Hedy keeps your audio and transcripts on your device. There’s no data processing agreement needed because there’s no third-party processing of your meeting content. Cloud sync is available but entirely optional and user-controlled. You choose what, if anything, leaves your device.
For compliance purposes, the conversation is simple: there’s no third-party data processor to evaluate, no cross-border data transfer to worry about, and no additional vendor to add to your security review.
Verdict: Hedy wins decisively. This isn’t a close call. The architectures are fundamentally different, and for privacy-conscious users, on-device processing eliminates entire categories of risk.
Platform Support and Flexibility
Read.ai works through browser extensions and calendar integrations. It supports Zoom, Google Meet, Microsoft Teams, and Webex. Setup is straightforward: install the extension, connect your calendar, and meetings are captured automatically.
Hedy captures system audio at the OS level, which means it works with any audio source. Zoom, Teams, Meet, Webex, phone calls, podcasts, in-person meetings. Anything that produces audio on your device can be captured and transcribed. It runs as a native app on macOS, iOS, Windows, and Android.
Verdict: Hedy is more versatile. Read.ai covers the major meeting platforms; Hedy covers everything.
Team and Enterprise Features
Read.ai is built for teams. The analytics dashboard aggregates data across team members, showing meeting patterns, engagement trends, and coaching opportunities. Manager views provide oversight without requiring managers to attend every meeting. Enterprise features include SSO, admin controls, and organization-wide analytics.
Hedy is built for individuals and small teams. While it supports cloud sync for sharing transcripts and insights, the team features are less developed than Read.ai’s enterprise platform. There’s no organization-wide analytics dashboard or manager oversight features.
Verdict: Read.ai wins for enterprise and large team deployments.
Pricing
Read.ai offers a free tier with limited meetings. The Pro plan starts at $19.75/month per user, with Enterprise pricing available for larger organizations.
Hedy uses a subscription model with pricing that reflects the on-device approach. Since Hedy doesn’t bear the cloud compute costs of processing every meeting, the pricing is competitive.
Verdict: Comparable at the individual level.
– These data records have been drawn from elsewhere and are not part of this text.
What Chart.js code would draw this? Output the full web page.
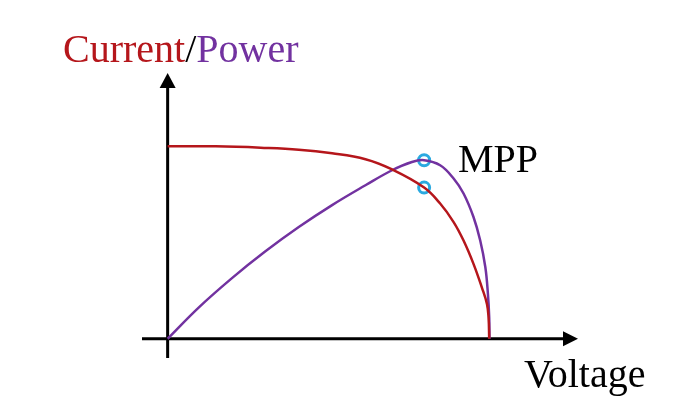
<!DOCTYPE html>
<html>
<head>
<meta charset="utf-8">
<script src="https://cdn.jsdelivr.net/npm/chart.js@4/dist/chart.umd.min.js"></script>
<style>
  html, body { margin: 0; padding: 0; background: #fff; }
  canvas { display: block; }
</style>
</head>
<body>
<canvas id="iv-chart" width="688" height="414"></canvas>
<script>
// normalised voltage (Voc = 1) and current / power (Isc = 1)
const currentVoltage = [0, 0.15, 0.29, 0.409, 0.513, 0.617, 0.700, 0.80, 0.85, 0.892, 0.923, 0.954, 0.980, 0.996, 1.001, 1.003];
const currentValues = [1.0, 0.999, 0.992, 0.982, 0.963, 0.932, 0.879, 0.785, 0.702, 0.606, 0.510, 0.389, 0.267, 0.181, 0.111, 0];

const powerVoltage = [0, 0.0975, 0.2016, 0.305, 0.409, 0.513, 0.617, 0.700, 0.762, 0.80, 0.85, 0.892, 0.923, 0.954, 0.975, 0.991, 0.999, 1.003, 1.004];
const powerValues = [0, 0.163, 0.316, 0.454, 0.580, 0.694, 0.797, 0.875, 0.918, 0.927, 0.901, 0.832, 0.754, 0.632, 0.510, 0.371, 0.233, 0.111, 0];

const mppVoltage = [0.80, 0.80];
const mppValues = [0.927, 0.785];

const RED = "#b5161b";
const PURPLE = "#7232a0";
const BLUE = "#2aa9e0";
const FONT = '40px "Liberation Serif", "Times New Roman", serif';

function toPoints(xs, ys) {
  return xs.map(function (x, i) {
    return { x: x, y: ys[i] };
  });
}

// axes with arrow heads, drawn through the scales
const axesPlugin = {
  id: "axesArrows",
  beforeDatasetsDraw: function (chart) {
    const ctx = chart.ctx;
    const xs = chart.scales.x;
    const ys = chart.scales.y;
    const x0 = xs.getPixelForValue(0);
    const y0 = ys.getPixelForValue(0);

    ctx.save();
    ctx.strokeStyle = "#000";
    ctx.fillStyle = "#000";
    ctx.lineWidth = 3;

    ctx.beginPath();
    ctx.moveTo(xs.left, y0);
    ctx.lineTo(xs.right - 10, y0);
    ctx.moveTo(x0, ys.bottom);
    ctx.lineTo(x0, ys.top + 10);
    ctx.stroke();

    ctx.beginPath();
    ctx.moveTo(xs.right, y0);
    ctx.lineTo(xs.right - 15, y0 - 7.5);
    ctx.lineTo(xs.right - 15, y0 + 7.5);
    ctx.closePath();
    ctx.fill();

    ctx.beginPath();
    ctx.moveTo(x0, ys.top);
    ctx.lineTo(x0 - 8, ys.top + 15);
    ctx.lineTo(x0 + 8, ys.top + 15);
    ctx.closePath();
    ctx.fill();
    ctx.restore();
  },
  afterDraw: function (chart) {
    const ctx = chart.ctx;
    ctx.save();
    ctx.font = FONT;
    ctx.textBaseline = "alphabetic";
    ctx.textAlign = "left";

    let x = 63;
    ctx.fillStyle = RED;
    ctx.fillText("Current", x, 62);
    x += ctx.measureText("Current").width;
    ctx.fillStyle = "#000";
    ctx.fillText("/", x, 62);
    x += ctx.measureText("/").width;
    ctx.fillStyle = PURPLE;
    ctx.fillText("Power", x, 62);

    ctx.fillStyle = "#000";
    ctx.fillText("MPP", 458, 172);
    ctx.fillText("Voltage", 524, 387);
    ctx.restore();
  },
};

new Chart(document.getElementById("iv-chart"), {
  type: "scatter",
  data: {
    datasets: [
      {
        label: "Current",
        data: toPoints(currentVoltage, currentValues),
        showLine: true,
        borderColor: RED,
        borderWidth: 2.5,
        pointRadius: 0,
        tension: 0.4,
        clip: false,
      },
      {
        label: "Power",
        data: toPoints(powerVoltage, powerValues),
        showLine: true,
        borderColor: PURPLE,
        borderWidth: 2.5,
        pointRadius: 0,
        tension: 0.4,
        clip: false,
      },
      {
        label: "MPP",
        data: toPoints(mppVoltage, mppValues),
        showLine: false,
        pointRadius: 5.5,
        pointBorderWidth: 3,
        pointBorderColor: BLUE,
        pointBackgroundColor: "rgba(255,255,255,0)",
        clip: false,
      },
    ],
  },
  options: {
    responsive: false,
    animation: false,
    layout: {
      padding: { left: 142, right: 110, top: 73, bottom: 56 },
    },
    scales: {
      x: { type: "linear", min: -0.08, max: 1.28, display: false },
      y: { type: "linear", min: -0.1, max: 1.38, display: false },
    },
    plugins: {
      legend: { display: false },
      tooltip: { enabled: false },
    },
  },
  plugins: [axesPlugin],
});
</script>
</body>
</html>
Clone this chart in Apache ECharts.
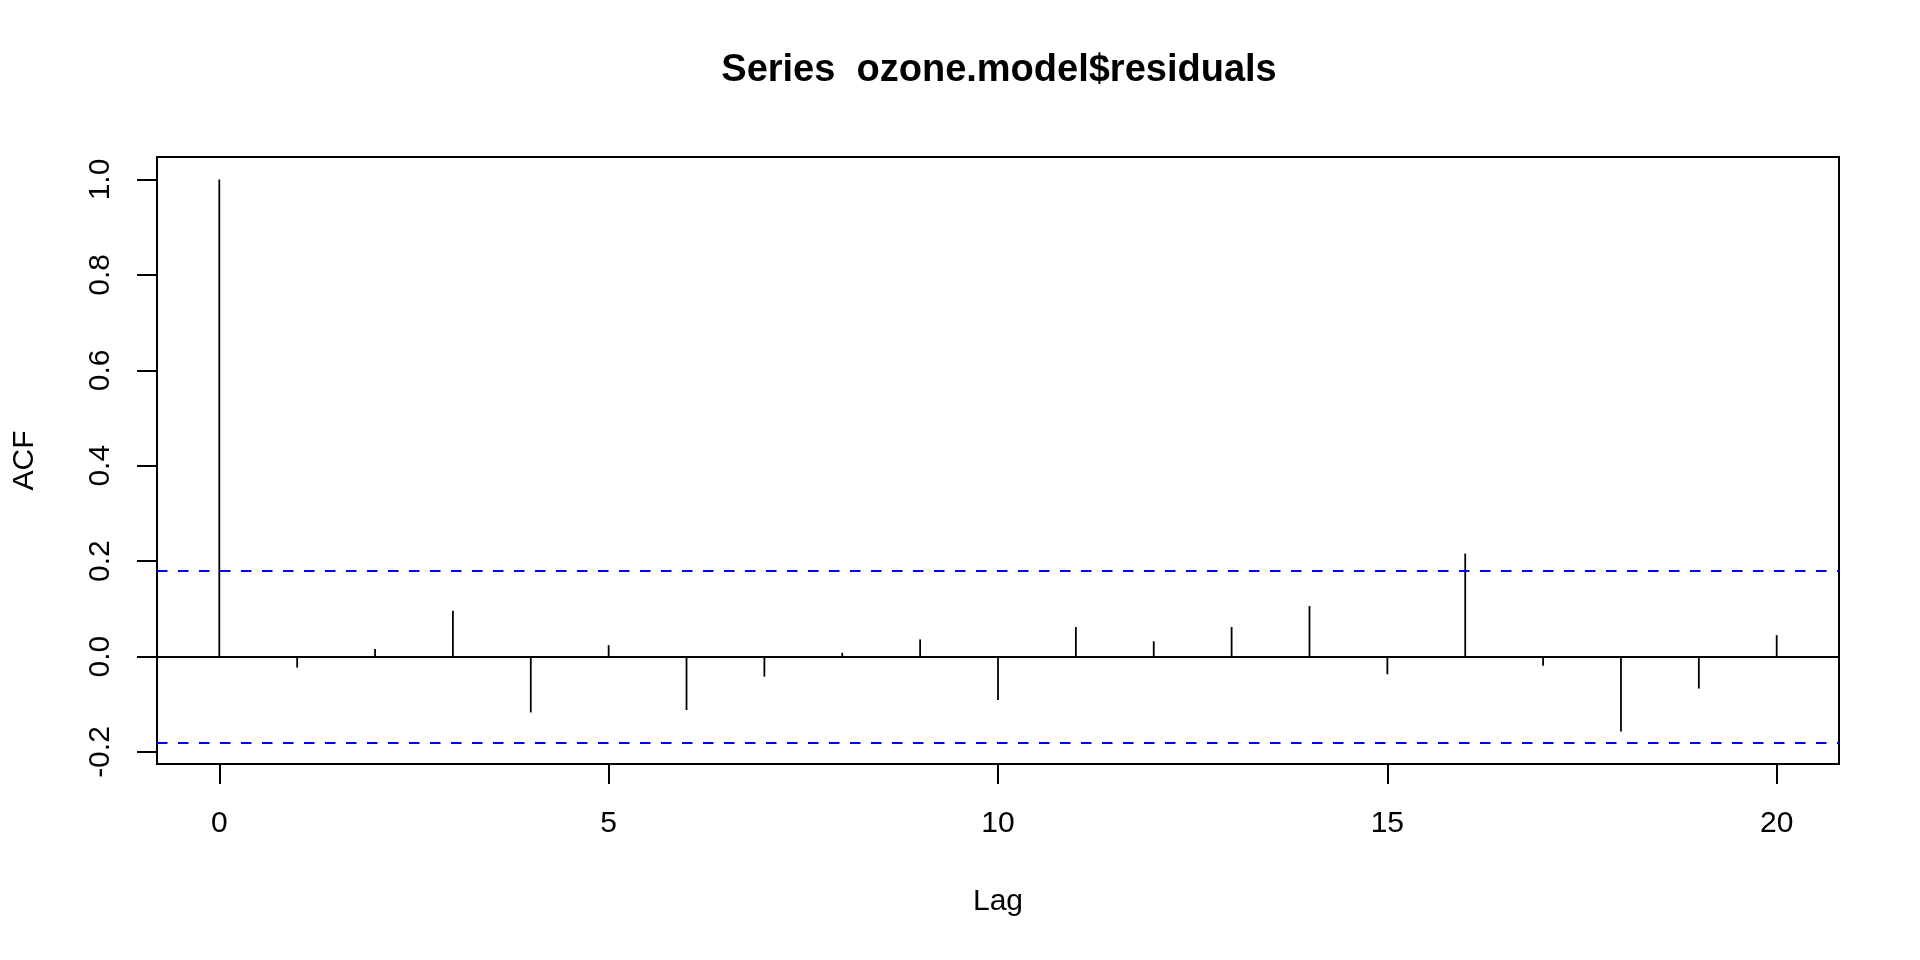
<!DOCTYPE html>
<html>
<head>
<meta charset="utf-8">
<script src="https://cdn.jsdelivr.net/npm/echarts@6/dist/echarts.min.js"></script>
<style>
  html, body { margin: 0; padding: 0; background: #ffffff; }
  #chart { width: 1920px; height: 960px; }
</style>
</head>
<body>
<div id="chart"></div>
<script>
// ---- data ----
const lags = [0, 1, 2, 3, 4, 5, 6, 7, 8, 9, 10, 11, 12, 13, 14, 15, 16, 17, 18, 19, 20];
const acfValues = [1.000, -0.023, 0.016, 0.096, -0.117, 0.024, -0.112, -0.042, 0.008, 0.036,
                   -0.091, 0.062, 0.032, 0.062, 0.106, -0.037, 0.216, -0.019, -0.157, -0.067, 0.045];
const confLimit = 0.178;
const xTicks = [0, 5, 10, 15, 20];
const yTicks = [-0.2, 0.0, 0.2, 0.4, 0.6, 0.8, 1.0];
const xLimits = [-0.8, 20.8];
const yLimits = [-0.2251, 1.0471];
const titleText = 'Series  ozone.model$residuals';
const xName = 'Lag';
const yName = 'ACF';

const FONT = '"Liberation Sans", Arial, Helvetica, sans-serif';

const chart = echarts.init(document.getElementById('chart'), null, { renderer: 'canvas' });

const spikeData = lags.map((l, i) => [l, acfValues[i]]);

const option = {
  backgroundColor: '#ffffff',
  animation: false,
  title: {
    text: titleText,
    left: 994,
    top: 47,
    textAlign: 'center',
    textStyle: { fontFamily: FONT, fontSize: 38, fontWeight: 'bold', color: '#000' }
  },
  grid: {
    left: 157, right: 81, top: 157, bottom: 196,
    show: true, borderColor: '#000', borderWidth: 2, backgroundColor: 'transparent',
    containLabel: false
  },
  xAxis: {
    type: 'value',
    min: xLimits[0], max: xLimits[1],
    name: xName,
    nameLocation: 'middle',
    nameGap: 123,
    nameTextStyle: { fontFamily: FONT, fontSize: 30, color: '#000' },
    axisLine: { show: false, onZero: false },
    splitLine: { show: false },
    axisTick: { show: true, inside: false, length: 20, customValues: xTicks,
                lineStyle: { color: '#000', width: 2 } },
    axisLabel: { show: true, customValues: xTicks, margin: 45,
                 fontFamily: FONT, fontSize: 30, color: '#000',
                 formatter: v => String(v) }
  },
  yAxis: {
    type: 'value',
    min: yLimits[0], max: yLimits[1],
    name: yName,
    nameLocation: 'middle',
    nameRotate: 90,
    nameGap: 117,
    nameTextStyle: { fontFamily: FONT, fontSize: 30, color: '#000' },
    axisLine: { show: false, onZero: false },
    splitLine: { show: false },
    axisTick: { show: true, inside: false, length: 20, customValues: yTicks,
                lineStyle: { color: '#000', width: 2 } },
    axisLabel: { show: true, customValues: yTicks, rotate: 90, margin: 41,
                 fontFamily: FONT, fontSize: 30, color: '#000',
                 formatter: v => Number(v).toFixed(1) }
  },
  series: [
    {
      type: 'custom',
      name: 'ACF',
      data: spikeData,
      clip: true,
      renderItem: function (params, api) {
        const x = api.value(0);
        const y = api.value(1);
        const p0 = api.coord([x, 0]);
        const p1 = api.coord([x, y]);
        return {
          type: 'line',
          shape: { x1: p0[0], y1: p0[1], x2: p1[0], y2: p1[1] },
          style: { stroke: '#000', lineWidth: 1.8 }
        };
      },
      markLine: {
        silent: true,
        symbol: ['none', 'none'],
        label: { show: false },
        animation: false,
        data: [
          { yAxis: 0, lineStyle: { color: '#000', width: 2, type: 'solid' } },
          { yAxis: confLimit, lineStyle: { color: '#0000ff', width: 2, type: [10.5, 10.5] } },
          { yAxis: -confLimit, lineStyle: { color: '#0000ff', width: 2, type: [10.5, 10.5] } }
        ]
      }
    }
  ]
};

chart.setOption(option);
</script>
</body>
</html>
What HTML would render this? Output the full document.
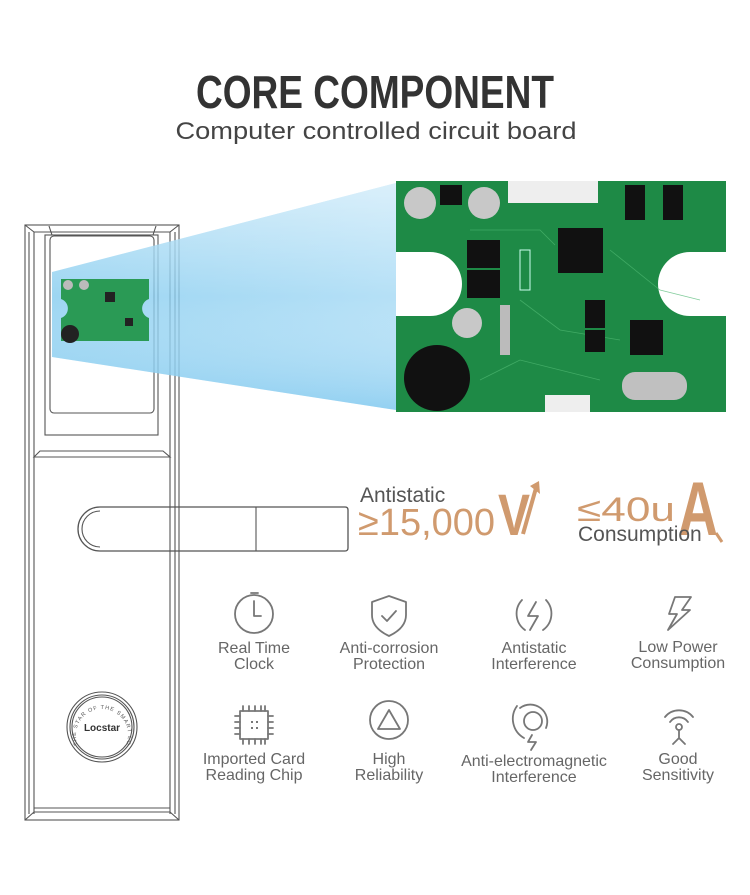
<!DOCTYPE html>
<html><head><meta charset="utf-8"><style>
html,body{margin:0;padding:0;background:#fff;}
svg{display:block;}
text{font-family:"Liberation Sans",sans-serif;}
</style></head><body>
<svg width="750" height="895" viewBox="0 0 750 895" xmlns="http://www.w3.org/2000/svg">
<defs>
<linearGradient id="beam" x1="0" y1="0" x2="1" y2="0">
<stop offset="0" stop-color="#7cc8ee" stop-opacity="0.75"/>
<stop offset="1" stop-color="#a9dbf5" stop-opacity="0.85"/>
</linearGradient>
<linearGradient id="beam2" x1="0" y1="0" x2="0" y2="1">
<stop offset="0" stop-color="#ffffff" stop-opacity="0.5"/>
<stop offset="0.5" stop-color="#ffffff" stop-opacity="0"/>
<stop offset="1" stop-color="#5fb9ea" stop-opacity="0.4"/>
</linearGradient>
</defs>

<text x="375" y="108" text-anchor="middle" font-size="46" font-weight="bold" fill="#333" textLength="358" lengthAdjust="spacingAndGlyphs">CORE COMPONENT</text>
<text x="376" y="139" text-anchor="middle" font-size="24" fill="#444" textLength="401" lengthAdjust="spacingAndGlyphs">Computer controlled circuit board</text>

<g fill="none" stroke="#555" stroke-width="1.1">
<rect x="25" y="225" width="154" height="595"/>
<line x1="29" y1="232" x2="29" y2="814"/>
<line x1="34" y1="232" x2="34" y2="814"/>
<line x1="175" y1="232" x2="175" y2="814"/>
<line x1="170" y1="232" x2="170" y2="814"/>
<path d="M25 225 L34 232 L170 232 L179 225"/>
<path d="M49 226 L52 235 L153 235 L156 226"/>
<rect x="45" y="235" width="113" height="200"/>
<rect x="50" y="236" width="104" height="177" rx="4"/>
<path d="M34 457 L40 451 L163 451 L170 457 Z"/>
<path d="M25 820 L34 812 L170 812 L179 820"/>
<line x1="34" y1="808" x2="170" y2="808"/>
<path d="M100 507 L345 507 Q348 507 348 510 L348 548 Q348 551 345 551 L100 551 A22 22 0 0 1 100 507 Z" stroke-width="1.3"/>
<path d="M100 511 A18 18 0 0 0 100 547" />
<line x1="256" y1="507" x2="256" y2="551"/>
<circle cx="102" cy="727" r="35"/>
<circle cx="102" cy="727" r="32"/>
<circle cx="102" cy="727" r="30"/>
</g>
<text x="102" y="731" text-anchor="middle" font-size="10" font-weight="bold" fill="#333">Locstar</text>
<path id="arc" d="M78 745 A26 26 0 1 1 126 745" fill="none"/>
<text font-size="5.5" fill="#555" letter-spacing="1"><textPath href="#arc">THE STAR OF THE SMART LOCK</textPath></text>

<polygon points="52,272 396,183 396,410 52,357" fill="url(#beam)"/>
<polygon points="52,272 396,183 396,410 52,357" fill="url(#beam2)"/>

<g>
<path d="M61 279 H149 V299 A10 10 0 0 0 149 318 V341 H61 V318 A10 10 0 0 0 61 299 Z" fill="#2a9a55"/>
<circle cx="70" cy="334" r="9" fill="#222"/>
<rect x="105" y="292" width="10" height="10" fill="#222"/>
<rect x="125" y="318" width="8" height="8" fill="#222"/>
<circle cx="68" cy="285" r="5" fill="#bbb"/><circle cx="84" cy="285" r="5" fill="#bbb"/>
</g>

<g>
<path d="M396 181 H726 V252 H690 A32 32 0 0 0 690 316 H726 V412 H396 V316 H430 A32 32 0 0 0 430 252 H396 Z" fill="#1e8a46"/>
<g stroke="#4fb872" stroke-width="0.8" fill="none" opacity="0.7">
<path d="M470 230 L540 230 L555 245"/><path d="M610 250 L660 290 L700 300"/><path d="M520 300 L560 330 L620 340"/><path d="M480 380 L520 360 L600 380"/>
</g>
<g fill="#111">
<rect x="558" y="228" width="45" height="45"/>
<rect x="467" y="240" width="33" height="28"/>
<rect x="467" y="270" width="33" height="28"/>
<rect x="630" y="320" width="33" height="35"/>
<rect x="585" y="300" width="20" height="28"/>
<rect x="585" y="330" width="20" height="22"/>
<rect x="625" y="185" width="20" height="35"/>
<rect x="663" y="185" width="20" height="35"/>
<rect x="440" y="185" width="22" height="20"/>
<circle cx="437" cy="378" r="33"/>
</g>
<circle cx="420" cy="203" r="16" fill="#c8c8c8"/>
<circle cx="484" cy="203" r="16" fill="#c8c8c8"/>
<circle cx="467" cy="323" r="15" fill="#c8c8c8"/>
<rect x="508" y="181" width="90" height="22" fill="#eee"/>
<rect x="545" y="395" width="45" height="17" fill="#eee"/>
<rect x="622" y="372" width="65" height="28" rx="13" fill="#c0c0c0"/>
<rect x="500" y="305" width="10" height="50" fill="#bbb"/>
<rect x="520" y="250" width="10" height="40" fill="none" stroke="#cfe" stroke-width="1"/>
</g>

<text x="360" y="502" font-size="21" fill="#555">Antistatic</text>
<text x="358" y="535" font-size="38" fill="#d09a6e" textLength="137" lengthAdjust="spacingAndGlyphs">≥15,000</text>
<text x="498" y="535" font-size="58" font-weight="bold" fill="#d09a6e" textLength="32" lengthAdjust="spacingAndGlyphs">V</text>
<path d="M523 534 L536 488" stroke="#d09a6e" stroke-width="4" fill="none"/>
<path d="M530 486 L539 481 L540 494 Z" fill="#d09a6e"/>
<text x="577" y="521" font-size="34" fill="#d09a6e" textLength="98" lengthAdjust="spacingAndGlyphs">≤40u</text>
<text x="678" y="535" font-size="76" font-weight="bold" fill="#d09a6e" textLength="40" lengthAdjust="spacingAndGlyphs">A</text>
<text x="578" y="541" font-size="21" fill="#555">Consumption</text>
<path d="M716 533 L722 542" stroke="#d09a6e" stroke-width="3" fill="none"/>

<g fill="none" stroke="#777" stroke-width="1.8" stroke-linecap="round" stroke-linejoin="round">
<circle cx="254" cy="614" r="19"/><path d="M254 601 V616 H261"/><line x1="251" y1="593" x2="258" y2="593"/>
<path d="M389 596 L406 602 V615 Q406 628 389 636 Q372 628 372 615 V602 Z"/><path d="M382 616 L387 621 L396 611"/>
<path d="M522 600 A20 20 0 0 0 525 630"/><path d="M546 600 A20 20 0 0 1 543 630"/><path d="M536 602 L528 616 L538 616 L530 630"/>
<path d="M675 597 L691 597 L682 610 L690 610 L668 630 L677 614 L669 614 Z"/>
<rect x="240" y="711" width="28" height="28"/><path d="M243 706v5M249 706v5M255 706v5M261 706v5M265 706v5M243 739v5M249 739v5M255 739v5M261 739v5M265 739v5M235 716h5M235 722h5M235 728h5M235 734h5M268 716h5M268 722h5M268 728h5M268 734h5"/>
<circle cx="389" cy="720" r="19"/><path d="M389 710 L378 729 L400 729 Z"/>
<path d="M517 706 A22 22 0 0 0 524 738"/><path d="M520 708 A17 17 0 0 1 546 728"/><circle cx="533" cy="721" r="9"/><path d="M532 735 L528 742 L536 742 L531 750"/>
<path d="M665 717 A18 18 0 0 1 693 717"/><path d="M670 722 A11 11 0 0 1 688 722"/><circle cx="679" cy="727" r="3"/><path d="M679 730 V738 M679 738 L673 744 M679 738 L685 744"/>
</g>
<g fill="#777"><rect x="251" y="721" width="2" height="2"/><rect x="256" y="721" width="2" height="2"/><rect x="251" y="727" width="2" height="2"/><rect x="256" y="727" width="2" height="2"/></g>

<g font-size="16" fill="#666" text-anchor="middle">
<text x="254" y="653">Real Time</text><text x="254" y="669">Clock</text>
<text x="389" y="653">Anti-corrosion</text><text x="389" y="669">Protection</text>
<text x="534" y="653">Antistatic</text><text x="534" y="669">Interference</text>
<text x="678" y="652">Low Power</text><text x="678" y="668">Consumption</text>
<text x="254" y="764">Imported Card</text><text x="254" y="780">Reading Chip</text>
<text x="389" y="764">High</text><text x="389" y="780">Reliability</text>
<text x="534" y="766">Anti-electromagnetic</text><text x="534" y="782">Interference</text>
<text x="678" y="764">Good</text><text x="678" y="780">Sensitivity</text>
</g>
</svg>
</body></html>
Read.ai gets expensive at team scale; Hedy’s pricing is simpler.
Who Should Choose What
Choose Read.ai if:
- You manage a large team and need meeting analytics
- Engagement scoring and sentiment analysis are valuable to your role
- You’re comfortable with cloud processing and your organization allows it
- You need enterprise features like SSO and admin controls
- You primarily use Zoom, Teams, or Meet
Choose Hedy if:
- Privacy is a priority and you want audio to stay on your device
- You need to capture more than just scheduled video meetings
- You work on a Mac and want a native experience
- You value practical output (summaries, action items) over analytics
- You work in a regulated industry or handle sensitive conversations
- You want a meeting assistant that works offline
The Bigger Question
Read.ai and Hedy aren’t just competing products. They represent competing visions for how AI should handle our most sensitive data. Read.ai’s bet is that cloud-scale analytics are valuable enough to justify cloud processing. Hedy’s bet is that privacy and on-device processing are fundamental requirements, not trade-offs.
Both bets have merit. But as privacy regulations tighten and on-device AI capabilities improve, the direction of the market seems to favor the on-device approach. The question isn’t whether on-device will become the standard, but how quickly.